The North American Free Trade Agreement (NAFTA) turned 21 this year, an appropriate time to evaluate its successes and failures and to apply those lessons to the Trans-Pacific Partnership (TPP) agreement recently signed and under review by the U.S. Congress.  The 12-nation TPP has, after all, been called “NAFTA on steroids.”  To do so is to recognize that Mrs. [Hillary] Clinton, who recently flipped from supporting TPP to opposing it, has unfortunately reached her position for political and not sound policy reasons.

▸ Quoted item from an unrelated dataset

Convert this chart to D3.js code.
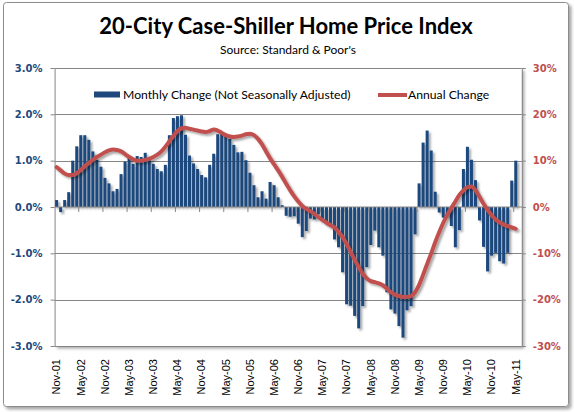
<!DOCTYPE html>
<html>
<head>
<meta charset="utf-8">
<script src="https://cdn.jsdelivr.net/npm/d3@7"></script>
<style>
    body { margin: 0; background: #fff; }
    svg { display: block; }
    .chart-title { font-family: Lato, "Open Sans", sans-serif; font-weight: bold; font-size: 22px; fill: #000; }
    .chart-subtitle { font-family: Lato, "Open Sans", sans-serif; font-size: 12px; fill: #000; }
    .legend text { font-family: Lato, "Open Sans", sans-serif; font-size: 12.2px; fill: #000; }
    .axis-left text { font-family: "DejaVu Sans", sans-serif; font-weight: bold; font-size: 10px; fill: #1F497D; }
    .axis-right text { font-family: "DejaVu Sans", sans-serif; font-weight: bold; font-size: 10px; fill: #C0504D; }
    .axis-x text { font-family: "Liberation Sans", Arial, sans-serif; font-size: 11px; fill: #000; }
</style>
</head>
<body>
<svg id="chart" width="574" height="412"></svg>
<script>
// monthly change, not seasonally adjusted (%), Nov-01 .. May-11
const monthly = [
    0.15, -0.11, 0.15, 0.32, 1.00, 1.31, 1.55, 1.55, 1.45, 1.20,
    1.02, 0.87, 0.63, 0.51, 0.34, 0.39, 0.71, 0.98, 1.07, 0.93,
    1.10, 1.08, 1.17, 1.03, 0.93, 0.82, 0.77, 0.91, 1.55, 1.92,
    1.96, 1.98, 1.56, 1.11, 0.94, 0.82, 0.69, 0.64, 0.91, 1.15,
    1.57, 1.58, 1.53, 1.47, 1.34, 1.18, 1.19, 1.01, 0.74, 0.47,
    0.21, 0.34, 0.18, 0.54, 0.47, 0.21, 0.04, -0.19, -0.21, -0.20,
    -0.36, -0.65, -0.52, -0.25, -0.27, -0.16, -0.25, -0.36, -0.43, -0.70,
    -0.87, -1.41, -2.10, -2.13, -2.35, -2.62, -2.14, -1.30, -0.82, -0.51,
    -0.87, -1.05, -1.84, -2.21, -2.30, -2.57, -2.82, -2.23, -2.14, -0.59,
    0.51, 1.39, 1.65, 1.22, 0.33, -0.12, -0.23, -0.20, -0.41, -0.87,
    -0.50, 0.82, 1.30, 1.02, 0.58, -0.29, -0.86, -1.39, -1.05, -0.99,
    -1.17, -1.22, -0.99, 0.57, 1.00
];

// annual change (%), same months
const annual = [
    8.6, 7.9, 7.2, 6.9, 6.9, 7.3, 8.0, 8.8, 9.5, 10.2,
    10.8, 11.3, 11.8, 12.2, 12.4, 12.3, 12.0, 11.4, 10.8, 10.3,
    10.0, 10.0, 10.2, 10.4, 10.8, 11.3, 12.0, 13.0, 14.2, 15.4,
    16.4, 17.0, 17.1, 16.9, 16.7, 16.5, 16.3, 16.2, 16.4, 16.7,
    16.5, 16.0, 15.5, 15.2, 15.1, 15.2, 15.4, 15.7, 15.8, 15.5,
    14.7, 13.5, 12.0, 10.5, 9.2, 7.9, 6.5, 5.0, 3.6, 2.3,
    1.2, 0.2, -0.4, -0.9, -1.5, -2.2, -2.8, -3.4, -3.9, -4.4,
    -5.4, -6.5, -8.0, -9.7, -11.4, -13.0, -14.4, -15.4, -16.0, -16.2,
    -16.5, -16.9, -17.6, -18.4, -18.9, -19.2, -19.4, -19.4, -19.2, -18.4,
    -16.8, -14.6, -12.3, -10.0, -7.6, -5.4, -3.4, -1.7, -0.2, 1.2,
    2.6, 3.6, 4.3, 4.4, 3.6, 2.2, 0.7, -0.6, -1.8, -2.7,
    -3.3, -3.8, -4.1, -4.4, -4.7
];

const tickLabels = [
    "Nov-01", "May-02", "Nov-02", "May-03", "Nov-03", "May-04", "Nov-04",
    "May-05", "Nov-05", "May-06", "Nov-06", "May-07", "Nov-07", "May-08",
    "Nov-08", "May-09", "Nov-09", "May-10", "Nov-10", "May-11"
];
const leftTicks = [-3, -2, -1, 0, 1, 2, 3];
const rightTicks = [-30, -20, -10, 0, 10, 20, 30];

const fmtMonth = d3.timeFormat("%b-%y");
// category axis runs one empty month past the data (Jun-11)
const months = d3.timeMonth.range(new Date(2001, 10, 1), new Date(2011, 6, 1)).map(fmtMonth);

const svg = d3.select("#chart");
const width = 574, height = 412;
const plot = { left: 54.6, right: 521.8, top: 68, bottom: 346 };

const barColor = "#1F497D";
const lineColor = "#C0504D";
const gridColor = "#868686";

// drop shadow like the spreadsheet effect
const defs = svg.append("defs");
function addShadow(id, dx, dy, blur, opacity) {
    defs.append("filter")
        .attr("id", id)
        .attr("x", "-10%").attr("y", "-10%")
        .attr("width", "130%").attr("height", "130%")
        .append("feDropShadow")
        .attr("dx", dx).attr("dy", dy)
        .attr("stdDeviation", blur)
        .attr("flood-color", "#000")
        .attr("flood-opacity", opacity);
}
addShadow("shadow", 2, 2, 1.3, 0.35);
addShadow("shadow-box", 2.5, 2.5, 1.8, 0.35);

// outer chart border
svg.append("rect")
    .attr("x", 3.5).attr("y", 2.5)
    .attr("width", 565).attr("height", 404)
    .attr("rx", 3)
    .attr("fill", "#fff")
    .attr("stroke", "#8c8c8c")
    .attr("filter", "url(#shadow-box)");

// titles
svg.append("text")
    .attr("x", 286).attr("y", 34)
    .attr("text-anchor", "middle")
    .attr("class", "chart-title")
    .text("20-City Case-Shiller Home Price Index");
svg.append("text")
    .attr("x", 288).attr("y", 54)
    .attr("text-anchor", "middle")
    .attr("class", "chart-subtitle")
    .text("Source: Standard & Poor's");

// scales
const x = d3.scaleBand()
    .domain(months)
    .range([plot.left, plot.right])
    .paddingInner(0.25)
    .paddingOuter(0.125);
const yL = d3.scaleLinear().domain([-3, 3]).range([plot.bottom, plot.top]);
const yR = d3.scaleLinear().domain([-30, 30]).range([plot.bottom, plot.top]);

// plot area with shadow
svg.append("rect")
    .attr("x", plot.left).attr("y", plot.top)
    .attr("width", plot.right - plot.left)
    .attr("height", plot.bottom - plot.top)
    .attr("fill", "#fff")
    .attr("filter", "url(#shadow-box)");

// gridlines
svg.append("g")
    .selectAll("line")
    .data(leftTicks.filter(d => d !== 0))
    .join("line")
    .attr("x1", plot.left).attr("x2", plot.right)
    .attr("y1", d => Math.round(yL(d)) + 0.5)
    .attr("y2", d => Math.round(yL(d)) + 0.5)
    .attr("stroke", gridColor);

// left axis
const axisL = svg.append("g")
    .attr("class", "axis-left")
    .attr("transform", `translate(${plot.left},0)`)
    .call(d3.axisLeft(yL).tickValues(leftTicks).tickSize(4).tickSizeOuter(0).tickPadding(8)
        .tickFormat(d => d.toFixed(1) + "%"));
axisL.selectAll("line, path").attr("stroke", gridColor);

// right axis
const axisR = svg.append("g")
    .attr("class", "axis-right")
    .attr("transform", `translate(${plot.right},0)`)
    .call(d3.axisRight(yR).tickValues(rightTicks).tickSize(4).tickSizeOuter(0).tickPadding(7)
        .tickFormat(d => d + "%"));
axisR.selectAll("line, path").attr("stroke", gridColor);

// monthly bars
svg.append("g")
    .attr("filter", "url(#shadow)")
    .selectAll("rect")
    .data(monthly)
    .join("rect")
    .attr("x", (d, i) => x(months[i]))
    .attr("width", x.bandwidth())
    .attr("y", d => yL(Math.max(0, d)))
    .attr("height", d => Math.abs(yL(d) - yL(0)))
    .attr("fill", barColor);

// category axis along zero, ticks between months every half year
const zeroY = yL(0);
const zeroAxis = svg.append("g").attr("stroke", gridColor);
zeroAxis.append("line")
    .attr("x1", plot.left).attr("x2", plot.right)
    .attr("y1", zeroY).attr("y2", zeroY);
zeroAxis.selectAll("line.tick")
    .data(months.filter((m, i) => i > 0 && i % 6 === 0))
    .join("line")
    .attr("class", "tick")
    .attr("x1", m => x(m) - (x.step() - x.bandwidth()) / 2)
    .attr("x2", m => x(m) - (x.step() - x.bandwidth()) / 2)
    .attr("y1", zeroY).attr("y2", zeroY + 5);

// x labels at the bottom, rotated
const axisX = svg.append("g")
    .attr("class", "axis-x")
    .attr("transform", `translate(0,${plot.bottom})`)
    .call(d3.axisBottom(x).tickValues(tickLabels).tickSize(0));
axisX.select(".domain").remove();
axisX.selectAll("text")
    .attr("transform", "rotate(-90)")
    .attr("x", -13)
    .attr("y", 0)
    .attr("dy", "0.35em")
    .style("text-anchor", "end");

// annual change line
const line = d3.line()
    .x((d, i) => x(months[i]) + x.bandwidth() / 2)
    .y(d => yR(d))
    .curve(d3.curveMonotoneX);
svg.append("path")
    .datum(annual)
    .attr("d", line)
    .attr("fill", "none")
    .attr("stroke", lineColor)
    .attr("stroke-width", 4)
    .attr("stroke-linejoin", "round")
    .attr("stroke-linecap", "round")
    .attr("filter", "url(#shadow)");

// legend
const legend = svg.append("g").attr("class", "legend");
legend.append("rect")
    .attr("x", 94).attr("y", 91.5)
    .attr("width", 26).attr("height", 6)
    .attr("fill", barColor);
legend.append("text").attr("x", 123).attr("y", 99).text("Monthly Change (Not Seasonally Adjusted)");
legend.append("line")
    .attr("x1", 378).attr("x2", 407)
    .attr("y1", 95).attr("y2", 95)
    .attr("stroke", lineColor)
    .attr("stroke-width", 4);
legend.append("text").attr("x", 408).attr("y", 99).text("Annual Change");
</script>
</body>
</html>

NAFTA, implemented in 1994, generated plenty of anxieties and attacks in its day.  It was not only the largest free trade agreement at the time, but also the first to tie together developed nations (Canada and the U.S.) with an underdeveloped country (Mexico) in such a treaty.  The idea of reducing tariffs and trade barriers among the countries led to fears of widespread job losses.  Remember Ross Perot’s “giant sucking sound” in the 1992 presidential debate?  That was supposed to be from the 5.9 million jobs he claimed would go south to Mexico.

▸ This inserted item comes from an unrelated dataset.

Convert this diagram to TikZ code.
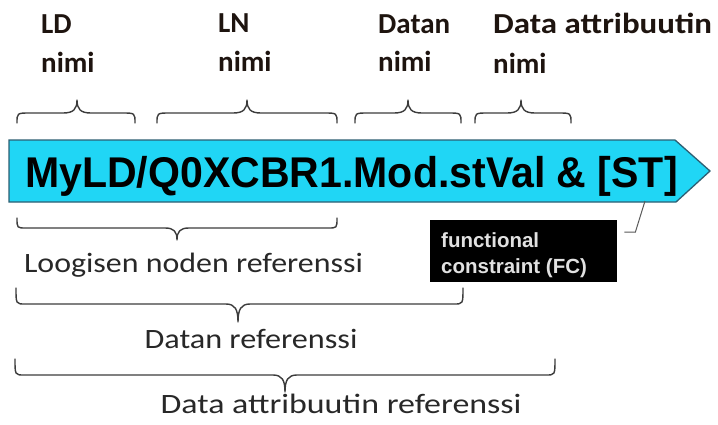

In fact, NAFTA at 21 looks pretty good, in some ways really good.   Trade among the three countries is up 300% to $1.2 trillion and the three members are now each other’s largest trading partners.  Real wages are up in all three countries.  Due in large part to NAFTA, North America has become something of an economic power region, now producing one-fourth of global GDP.  North America is becoming an energy exporter and the long-needed energy independence from Middle Eastern oil is now a realistic possibility. In order to increase trade and attract foreign direct investment, Mexico has democratized, another significant benefit.  Improved political relations among the three countries is, in some ways, the biggest gain of all.